Loss of Saloon License
The court addressed the petitioner's claim of a $270,905.80 loss due to the destruction of an intangible asset, specifically its saloon license, following the enactment of the Eighteenth Amendment and the National Prohibition Act. The court determined that the saloon license was not a vested right but rather a privilege that could be revoked or not renewed at the discretion of the state or municipality. The petitioner argued that the license represented a significant asset that was destroyed, yet the court clarified that the loss stemmed from the cessation of its business activities rather than the loss of the license itself. Citing Clarke v. Haberle Brewing Co., the court pointed out that losses related to the termination of a business due to legal prohibitions do not qualify for deductions under federal statutes.
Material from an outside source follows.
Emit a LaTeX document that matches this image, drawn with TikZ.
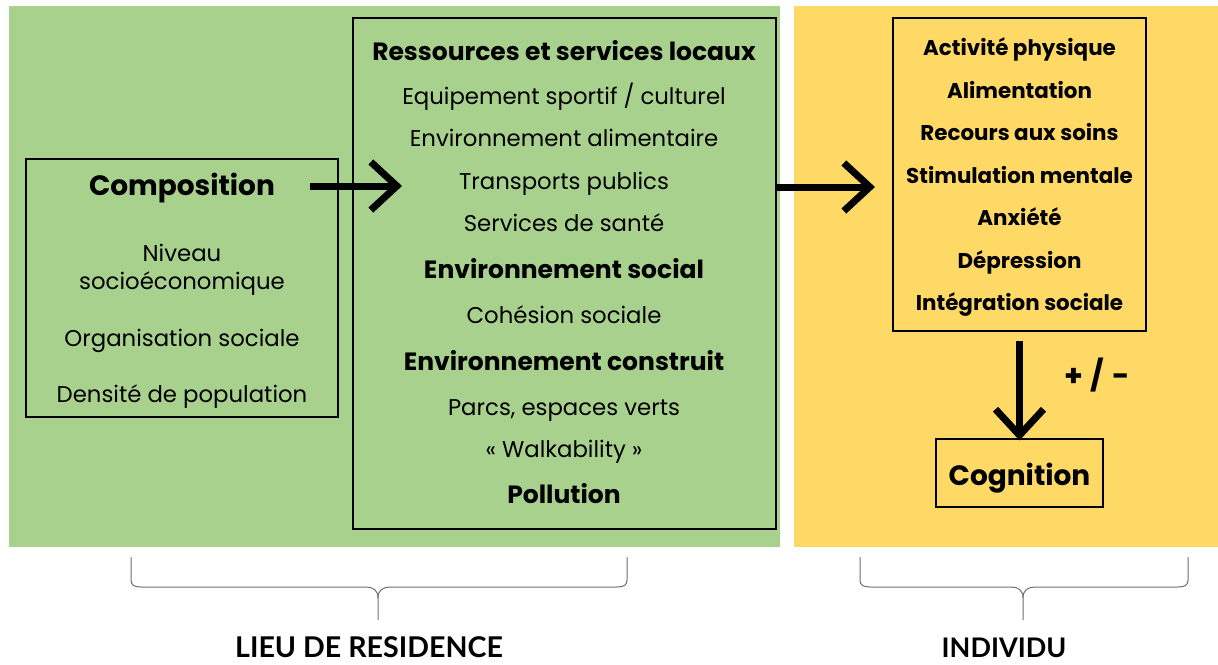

The court emphasized that the intangible nature of the license further disqualified it from being considered a deductible loss. Therefore, the court concluded that the petitioner was not entitled to deduct the claimed loss associated with the saloon license.
Invested Capital
The court examined two rulings from the Board of Tax Appeals related to the petitioner's claimed invested capital. In the first instance, the petitioner argued that it should include a difference of $92,039.18 between the appraised value and the actual cost of hotel equipment in its invested capital. The court upheld the Board's decision to exclude this amount, referencing La Belle Iron Works v. United States, which established that such adjustments are not permissible under tax law. In the second instance, the petitioner contended that the Commissioner had improperly reduced its invested capital by a pro rata amount of income taxes assessed in previous years. The court noted that this issue had already been settled by Treasury Regulations and prior case law, affirming that a taxpayer cannot exclude income taxes from calculated invested capital. The court determined that the Board of Tax Appeals acted within its authority in adjusting the petitioner's invested capital figures as it did. Thus, the court affirmed the Board's rulings concerning both aspects of invested capital.
Conclusion
In summary, the U.S. Court of Appeals for the Seventh Circuit affirmed the order of the Board of Tax Appeals, concluding that the waivers executed by the petitioner were valid and lifted the statute of limitations bar. The court found that the petitioner was not entitled to deduct the value of liquor given away as a loss, nor could it claim a loss related to the saloon license, which was deemed an intangible asset without vested rights. Furthermore, the court upheld the decisions regarding the calculation of invested capital, confirming that the Board acted correctly in its determinations. The court's rulings reinforced the principles of tax law concerning waivers, deductible losses, and the treatment of capital investments, ultimately supporting the Board's findings in their entirety. As a result, the petitioner was not successful in its claims, and the tax liabilities remained enforceable as assessed by the Commissioner.